私も、プロダクト・マネジャーをやっている時に痛烈に感じたのは、色々な専門家たちの意見を理解し、そして、数十人の専門家たちを同じ方向に向かわせるマネジメント・リーダーシップの重要性でした。
そして、これを実現する前提として必要なのは、色々な分野を理解し、それらを組み立てるコンセプト思考でした。
何かの記事に、スプツニ子!さんは、映画監督みたいだ、という表現がありましたが、色々な専門家たちを集めて、同じ作品を作っていくという意味で、的を射ていると思いました。(プロダクト・マネジャーも監督とか指揮者とか言われますしね)
これは、スプツニ子さんのようなアーティストに限らず、企業で働くビジネスパーソンにとっても、大事な考え方・能力だと確信しています。
逆に言えば、このコンセプト思考と、人を巻き込む力がなければ、大きな付加価値を生むことができないので、企業の中で出世していくことはできません。(実際に、私の会社では、ここ最近、こういう力のない年功序列で上がってきたマネジメント層は、退職を余儀なくされています。)
スプツニ子!さんの独自性と差別化
スプツニ子さんは、2013年からマサチューセッツ工科大学(MIT)の助教に着任し、自身の研究室を持っておられましたが、この実績を成し遂げた理由を「人と違うこと」だと分析しています。
日本の古い組織は、自分と同じ方向性を持つ人材を求めますが、MITでは、『同じことをやる研究室は2ついらない』と考えるんです。恐らくMITの人は、『この若くて奇妙でエネルギッシュな、日本とイギリスのハーフの女性は、自分たちに想像できないことをやってくれるかも』と、私を採用してくれたんだと思います。
~人と違うことを強みにして~ スプツニ子さんインタビュー
日本の学校教育では、人と同じことが尊重され、あらかじめ答えが決まっているテストを受けさせられ、多くの場面で、”画一的な” 結果を求められます。
にも関わらず、ビジネスの現場に足を踏み入れた途端、「自分のオリジナリティーを出せ!」といういきなりの方針転換に出くわします。
それならそうと、義務教育時代からオリジナリティーにもっと重点を置いておけばよいのに、とつい思ってしまいますが、、(私は昔から人と違ったことが好きでしたが、無理して画一的なものに合わせていたので、損した気分です)
なにはともあれ、我々ビジネスパーソンも、人と違った経験、スキル、発想力、発信力、人脈、考え方、などなど、なんでも良いので、人との差別化を意識して、自分のブランディングをしていく必要があるのではないでしょうか。
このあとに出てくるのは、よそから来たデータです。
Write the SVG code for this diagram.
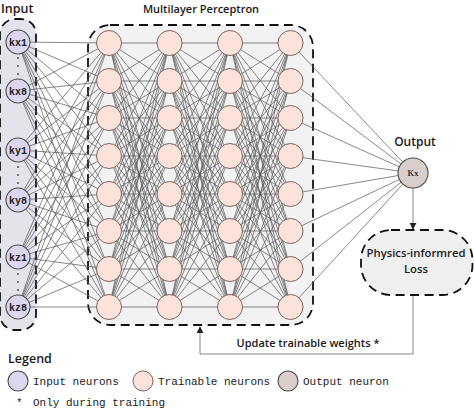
<svg xmlns="http://www.w3.org/2000/svg" xmlns:xlink="http://www.w3.org/1999/xlink" width="474" height="409" viewBox="0 0 474 409">
<style>
.lbl{font-family:"Open Sans",Roboto,"Liberation Sans",sans-serif;fill:#1a1a1a;font-weight:600}
.mono{font-family:"Liberation Mono","DejaVu Sans Mono",monospace;fill:#222}
.inp{fill:#dcd7ef;stroke:#4a4a4a;stroke-width:1.1}
.hid{fill:#fbe3db;stroke:#7a6660;stroke-width:1}
.out{fill:#d8cfcc;stroke:#4a4a4a;stroke-width:1.1}
.dash{stroke:#111;stroke-width:1.8;stroke-dasharray:9 5.5}
.mesh path{fill:none;stroke:#555;stroke-width:0.7}
.flow{fill:none;stroke:#333;stroke-width:1.2}
</style>
<defs>
<marker id="ah" viewBox="0 0 10 10" refX="9" refY="5" markerWidth="7" markerHeight="7" orient="auto-start-reverse" markerUnits="userSpaceOnUse">
<path d="M0 0L10 5L0 10z" fill="#222"/>
</marker>
<g id="mesh" class="mesh" fill="none" stroke="#555" stroke-width="0.7">
<path d="M0 43L60.5 43M0 43L60.5 81M0 43L60.5 118M0 43L60.5 156M0 43L60.5 194M0 43L60.5 231M0 43L60.5 269M0 43L60.5 307"/>
<path d="M0 81L60.5 43M0 81L60.5 81M0 81L60.5 118M0 81L60.5 156M0 81L60.5 194M0 81L60.5 231M0 81L60.5 269M0 81L60.5 307"/>
<path d="M0 118L60.5 43M0 118L60.5 81M0 118L60.5 118M0 118L60.5 156M0 118L60.5 194M0 118L60.5 231M0 118L60.5 269M0 118L60.5 307"/>
<path d="M0 156L60.5 43M0 156L60.5 81M0 156L60.5 118M0 156L60.5 156M0 156L60.5 194M0 156L60.5 231M0 156L60.5 269M0 156L60.5 307"/>
<path d="M0 194L60.5 43M0 194L60.5 81M0 194L60.5 118M0 194L60.5 156M0 194L60.5 194M0 194L60.5 231M0 194L60.5 269M0 194L60.5 307"/>
<path d="M0 231L60.5 43M0 231L60.5 81M0 231L60.5 118M0 231L60.5 156M0 231L60.5 194M0 231L60.5 231M0 231L60.5 269M0 231L60.5 307"/>
<path d="M0 269L60.5 43M0 269L60.5 81M0 269L60.5 118M0 269L60.5 156M0 269L60.5 194M0 269L60.5 231M0 269L60.5 269M0 269L60.5 307"/>
<path d="M0 307L60.5 43M0 307L60.5 81M0 307L60.5 118M0 307L60.5 156M0 307L60.5 194M0 307L60.5 231M0 307L60.5 269M0 307L60.5 307"/>
</g>
</defs>
<rect width="474" height="409" fill="#fff"/>

<g id="input-panel">
<rect x="0" y="19" width="36" height="311" rx="15" fill="#e3e3ec" class="dash"/>
<text class="lbl" x="1" y="13" font-size="12.5">Input</text>
</g>
<g id="mlp-panel">
<rect x="88" y="25" width="225" height="300" rx="22" fill="#f2f2f2" class="dash"/>
<text class="lbl" x="201" y="13" font-size="11" text-anchor="middle">Multilayer Perceptron</text>
</g>

<g id="connectors" class="mesh">
<path d="M18 42L109 43M18 42L109 81M18 42L109 118M18 42L109 156M18 42L109 194M18 42L109 231M18 42L109 269M18 42L109 307"/>
<path d="M18 91L109 43M18 91L109 81M18 91L109 118M18 91L109 156M18 91L109 194M18 91L109 231M18 91L109 269M18 91L109 307"/>
<path d="M18 150L109 43M18 150L109 81M18 150L109 118M18 150L109 156M18 150L109 194M18 150L109 231M18 150L109 269M18 150L109 307"/>
<path d="M18 200L109 43M18 200L109 81M18 200L109 118M18 200L109 156M18 200L109 194M18 200L109 231M18 200L109 269M18 200L109 307"/>
<path d="M18 257L109 43M18 257L109 81M18 257L109 118M18 257L109 156M18 257L109 194M18 257L109 231M18 257L109 269M18 257L109 307"/>
<path d="M18 307L109 43M18 307L109 81M18 307L109 118M18 307L109 156M18 307L109 194M18 307L109 231M18 307L109 269M18 307L109 307"/>
<use xlink:href="#mesh" href="#mesh" x="109"/>
<use xlink:href="#mesh" href="#mesh" x="169.5"/>
<use xlink:href="#mesh" href="#mesh" x="230"/>
<path d="M290.5 43L413 173M290.5 81L413 173M290.5 118L413 173M290.5 156L413 173M290.5 194L413 173M290.5 231L413 173M290.5 269L413 173M290.5 307L413 173"/>
<path class="flow" d="M413 188V229" marker-end="url(#ah)"/>
<path class="flow" d="M413 295V354H200V327" marker-end="url(#ah)"/>
<text class="lbl" x="308" y="347" font-size="11" text-anchor="middle">Update trainable weights *</text>
</g>

<g id="input-nodes">
<g id="kx1"><circle class="inp" cx="18" cy="42" r="12"/><text class="mono" x="18" y="45.5" font-size="10" font-weight="bold" text-anchor="middle">kx1</text></g>
<g id="kx8"><circle class="inp" cx="18" cy="91" r="12"/><text class="mono" x="18" y="94.5" font-size="10" font-weight="bold" text-anchor="middle">kx8</text></g>
<g id="ky1"><circle class="inp" cx="18" cy="150" r="12"/><text class="mono" x="18" y="153.5" font-size="10" font-weight="bold" text-anchor="middle">ky1</text></g>
<g id="ky8"><circle class="inp" cx="18" cy="200" r="12"/><text class="mono" x="18" y="203.5" font-size="10" font-weight="bold" text-anchor="middle">ky8</text></g>
<g id="kz1"><circle class="inp" cx="18" cy="257" r="12"/><text class="mono" x="18" y="260.5" font-size="10" font-weight="bold" text-anchor="middle">kz1</text></g>
<g id="kz8"><circle class="inp" cx="18" cy="307" r="12"/><text class="mono" x="18" y="310.5" font-size="10" font-weight="bold" text-anchor="middle">kz8</text></g>
<g id="ellipses" fill="#444">
<circle cx="18" cy="58" r="0.9"/><circle cx="18" cy="66" r="0.9"/><circle cx="18" cy="74" r="0.9"/>
<circle cx="18" cy="167" r="0.9"/><circle cx="18" cy="175" r="0.9"/><circle cx="18" cy="183" r="0.9"/>
<circle cx="18" cy="274" r="0.9"/><circle cx="18" cy="282" r="0.9"/><circle cx="18" cy="290" r="0.9"/>
</g>
</g>

<g id="hidden-layer-1">
<circle class="hid" cx="109" cy="43" r="12.5"/><circle class="hid" cx="109" cy="81" r="12.5"/><circle class="hid" cx="109" cy="118" r="12.5"/><circle class="hid" cx="109" cy="156" r="12.5"/><circle class="hid" cx="109" cy="194" r="12.5"/><circle class="hid" cx="109" cy="231" r="12.5"/><circle class="hid" cx="109" cy="269" r="12.5"/><circle class="hid" cx="109" cy="307" r="12.5"/>
</g>
<g id="hidden-layer-2">
<circle class="hid" cx="169.5" cy="43" r="12.5"/><circle class="hid" cx="169.5" cy="81" r="12.5"/><circle class="hid" cx="169.5" cy="118" r="12.5"/><circle class="hid" cx="169.5" cy="156" r="12.5"/><circle class="hid" cx="169.5" cy="194" r="12.5"/><circle class="hid" cx="169.5" cy="231" r="12.5"/><circle class="hid" cx="169.5" cy="269" r="12.5"/><circle class="hid" cx="169.5" cy="307" r="12.5"/>
</g>
<g id="hidden-layer-3">
<circle class="hid" cx="230" cy="43" r="12.5"/><circle class="hid" cx="230" cy="81" r="12.5"/><circle class="hid" cx="230" cy="118" r="12.5"/><circle class="hid" cx="230" cy="156" r="12.5"/><circle class="hid" cx="230" cy="194" r="12.5"/><circle class="hid" cx="230" cy="231" r="12.5"/><circle class="hid" cx="230" cy="269" r="12.5"/><circle class="hid" cx="230" cy="307" r="12.5"/>
</g>
<g id="hidden-layer-4">
<circle class="hid" cx="290.5" cy="43" r="12.5"/><circle class="hid" cx="290.5" cy="81" r="12.5"/><circle class="hid" cx="290.5" cy="118" r="12.5"/><circle class="hid" cx="290.5" cy="156" r="12.5"/><circle class="hid" cx="290.5" cy="194" r="12.5"/><circle class="hid" cx="290.5" cy="231" r="12.5"/><circle class="hid" cx="290.5" cy="269" r="12.5"/><circle class="hid" cx="290.5" cy="307" r="12.5"/>
</g>

<g id="output-node">
<text class="lbl" x="415" y="146" font-size="12" text-anchor="middle">Output</text>
<circle class="out" cx="413" cy="173" r="15"/>
<text x="413" y="176" font-size="8.5" font-weight="bold" text-anchor="middle" font-family="'Liberation Serif',serif" fill="#333">Kx</text>
</g>

<g id="loss-node">
<rect x="361" y="230" width="111.5" height="65" rx="30" fill="#efefef" class="dash"/>
<text class="lbl" x="416" y="257" font-size="11.3" text-anchor="middle">Physics-informred</text>
<text class="lbl" x="416" y="273" font-size="11.3" text-anchor="middle">Loss</text>
</g>

<g id="legend">
<text class="lbl" x="8" y="363" font-size="12.5">Legend</text>
<circle class="inp" cx="18" cy="381" r="10"/>
<text class="mono" x="33" y="385" font-size="11">Input neurons</text>
<circle class="hid" cx="143" cy="381" r="10"/>
<text class="mono" x="158" y="385" font-size="11">Trainable neurons</text>
<circle class="out" cx="288" cy="381" r="10"/>
<text class="mono" x="303" y="385" font-size="11">Output neuron</text>
<text class="mono" x="16" y="406" font-size="11">*</text>
<text class="mono" x="33" y="406" font-size="11">Only during training</text>
</g>
</svg>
人との差別化はすなわち、希少性に繋がり、希少性は価値に繋がって行きます。この辺りは、以下のキャリアパスでも触れていますので、興味がある方は読んでみてください。
まとめ:ビジネスパーソンにとって大事な3つのこと
いかがでしたでしょうか?
最後に、私が思う、スプツニ子!さんの凄い所を3つにまとめます。
- 自分を信じ抜いて、やり続ける力
- コンセプト思考と人を巻き込む力
- 自分の差別化ポイントの発信とブランディング
いずれも、我々ビジネスパーソンが企業の中で、付加価値を生み出し、成果を上げていくために必要な点だと思いませんか?